The Carolina Panthers made the kind of free-agency splash that stops the whole league in its tracks, handing Jaelan Phillips a four-year, $120 million deal and instantly putting his name at the center of the overpaid conversation.
That price tag is what makes this such a jolt. Phillips is a major addition for Carolina, the kind of edge rusher who can help change the feel of a pass rush. But $30 million a year is a massive number, and Bleacher Report analyst Moe Moton has gone a step further, calling Phillips the most overpaid edge in the NFL.
The argument is pretty straightforward. Edge rushers matter - they’re viewed as the second-most important players on an NFL roster behind the quarterback - and teams pay accordingly.
Still, Phillips’ contract lands in a tricky spot because his value is built more on pressure than sacks. He has posted strong pressure rates when he’s on the field, but he’s not always on the field, and he hasn’t consistently turned those pressures into big sack totals.

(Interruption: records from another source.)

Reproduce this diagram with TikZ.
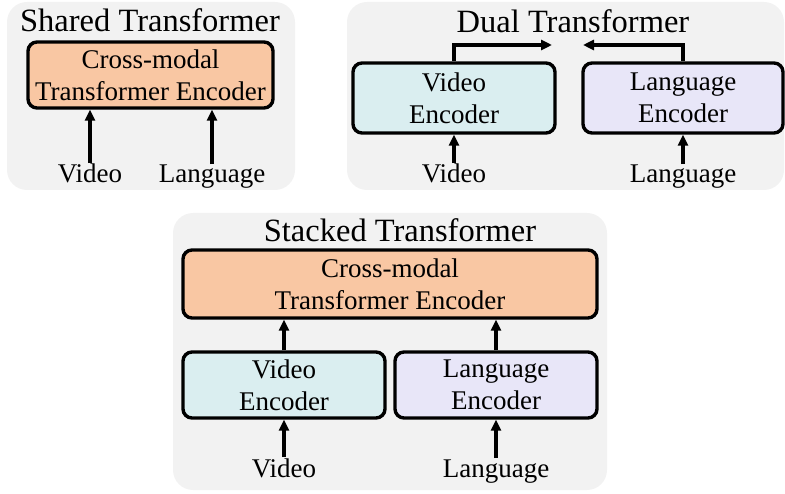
\documentclass[tikz,border=0pt]{standalone}
\usepackage{fontspec}
\setmainfont{Liberation Serif}
\usetikzlibrary{arrows.meta,positioning,calc}
\definecolor{panelgray}{HTML}{F2F2F2}
\definecolor{crossfill}{HTML}{F9C7A3}
\definecolor{videofill}{HTML}{DAEEF0}
\definecolor{langfill}{HTML}{E8E6F8}

\begin{document}
\begin{tikzpicture}[
  x=1pt, y=-1pt,
  >={Triangle[length=11pt,width=10pt]},
  every node/.style={font=\fontsize{27}{32}\selectfont},
  panel/.style={fill=panelgray, rounded corners=20pt, inner sep=0pt},
  title/.style={font=\fontsize{32.5}{38}\selectfont, anchor=base, inner sep=0pt},
  enc/.style={draw, line width=3.4pt, rounded corners=9pt, align=center, inner sep=0pt},
  io/.style={anchor=base, inner sep=1pt},
  flow/.style={->, line width=3.4pt}
]
\useasboundingbox (0,0) rectangle (785,494);

% panels
\node[panel, minimum width=288pt, minimum height=188pt] (sharedP) at (151,96) {};
\node[panel, minimum width=437pt, minimum height=188pt] (dualP) at (565.5,96) {};
\node[panel, minimum width=434pt, minimum height=277pt] (stackP) at (390,351.5) {};

% shared transformer
\node[title] (sharedT) at (150,32) {Shared Transformer};
\node[enc, fill=crossfill, minimum width=245pt, minimum height=66pt] (cross1) at (150.5,75) {Cross-modal\\Transformer Encoder};
\node[io] (vid1) at (90,183) {Video};
\node[io] (lang1) at (212,183) {Language};
\draw[flow] (vid1.north) -- (vid1.north |- cross1.south);
\draw[flow] (lang1.north) -- (lang1.north |- cross1.south);

% dual transformer
\node[title] (dualT) at (573,33) {Dual Transformer};
\node[enc, fill=videofill, minimum width=202pt, minimum height=70pt] (venc2) at (454,98) {Video\\Encoder};
\node[enc, fill=langfill, minimum width=200pt, minimum height=70pt] (lenc2) at (683,98) {Language\\Encoder};
\node[io] (vid2) at (454,183) {Video};
\node[io] (lang2) at (683,183) {Language};
\coordinate (meetL) at (552,45);
\coordinate (meetR) at (583,45);
\draw[flow] (vid2.north) -- (venc2.south);
\draw[flow] (lang2.north) -- (lenc2.south);
\draw[flow] (venc2.north) |- (meetL);
\draw[flow] (lenc2.north) |- (meetR);

% stacked transformer
\node[title] (stackT) at (400,242) {Stacked Transformer};
\node[enc, fill=crossfill, minimum width=414pt, minimum height=68pt] (cross3) at (390,284) {Cross-modal\\Transformer Encoder};
\node[enc, fill=videofill, minimum width=202pt, minimum height=66pt] (venc3) at (284,385) {Video\\Encoder};
\node[enc, fill=langfill, minimum width=202pt, minimum height=66pt] (lenc3) at (496,385) {Language\\Encoder};
\node[io] (vid3) at (284,477) {Video};
\node[io] (lang3) at (496,477) {Language};
\draw[flow] (venc3.north) -- (venc3.north |- cross3.south);
\draw[flow] (lenc3.north) -- (lenc3.north |- cross3.south);
\draw[flow] (vid3.north) -- (venc3.south);
\draw[flow] (lang3.north) -- (lenc3.south);

\end{tikzpicture}
\end{document}
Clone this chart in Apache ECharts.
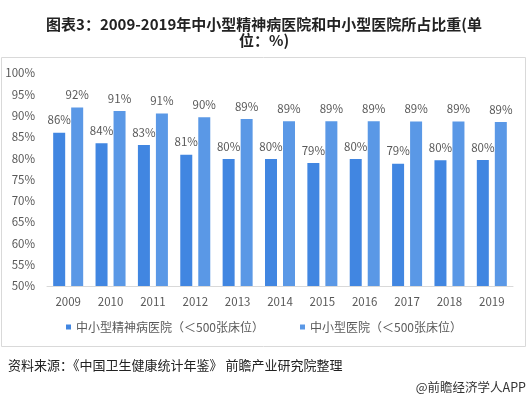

That’s where the risk comes in. The Panthers didn’t just pay for production; they paid for projection.
They know Phillips has an injury history. They know the sack numbers haven’t matched the hype.
What they’re betting on is that his ability to disrupt quarterbacks will lift the entire defensive line.
It’s a familiar gamble, too. The Philadelphia Eagles made the same kind of move when they traded for Phillips last year, and that bet paid off. Carolina is hoping for the same result, even if the contract looks a little scary right now.
By 2026 salary, Phillips will be the fourth-highest-paid edge rusher. The issue, as Moton sees it, is that he’s not a top-four edge rusher in talent or production.
That doesn’t make him a bad player. It just makes the money hard to ignore.
And yet the Panthers were operating from a place of need. They badly wanted an edge rusher, and Phillips was the swing they chose to take. Moton called it a logical move, and he made clear that Carolina shouldn’t regret making the bet.
"Carolina won't regret taking a swing at a top edge-rusher on the free-agent market, but it's odd to see that Phillips will earn more in cash than star edge-rushers Danielle Hunter, Will Anderson Jr., T.J. Watt and Maxx Crosby this year," Moton wrote.
That’s the heart of it: a logical move, a huge contract, and a player whose value may look very different once the games start.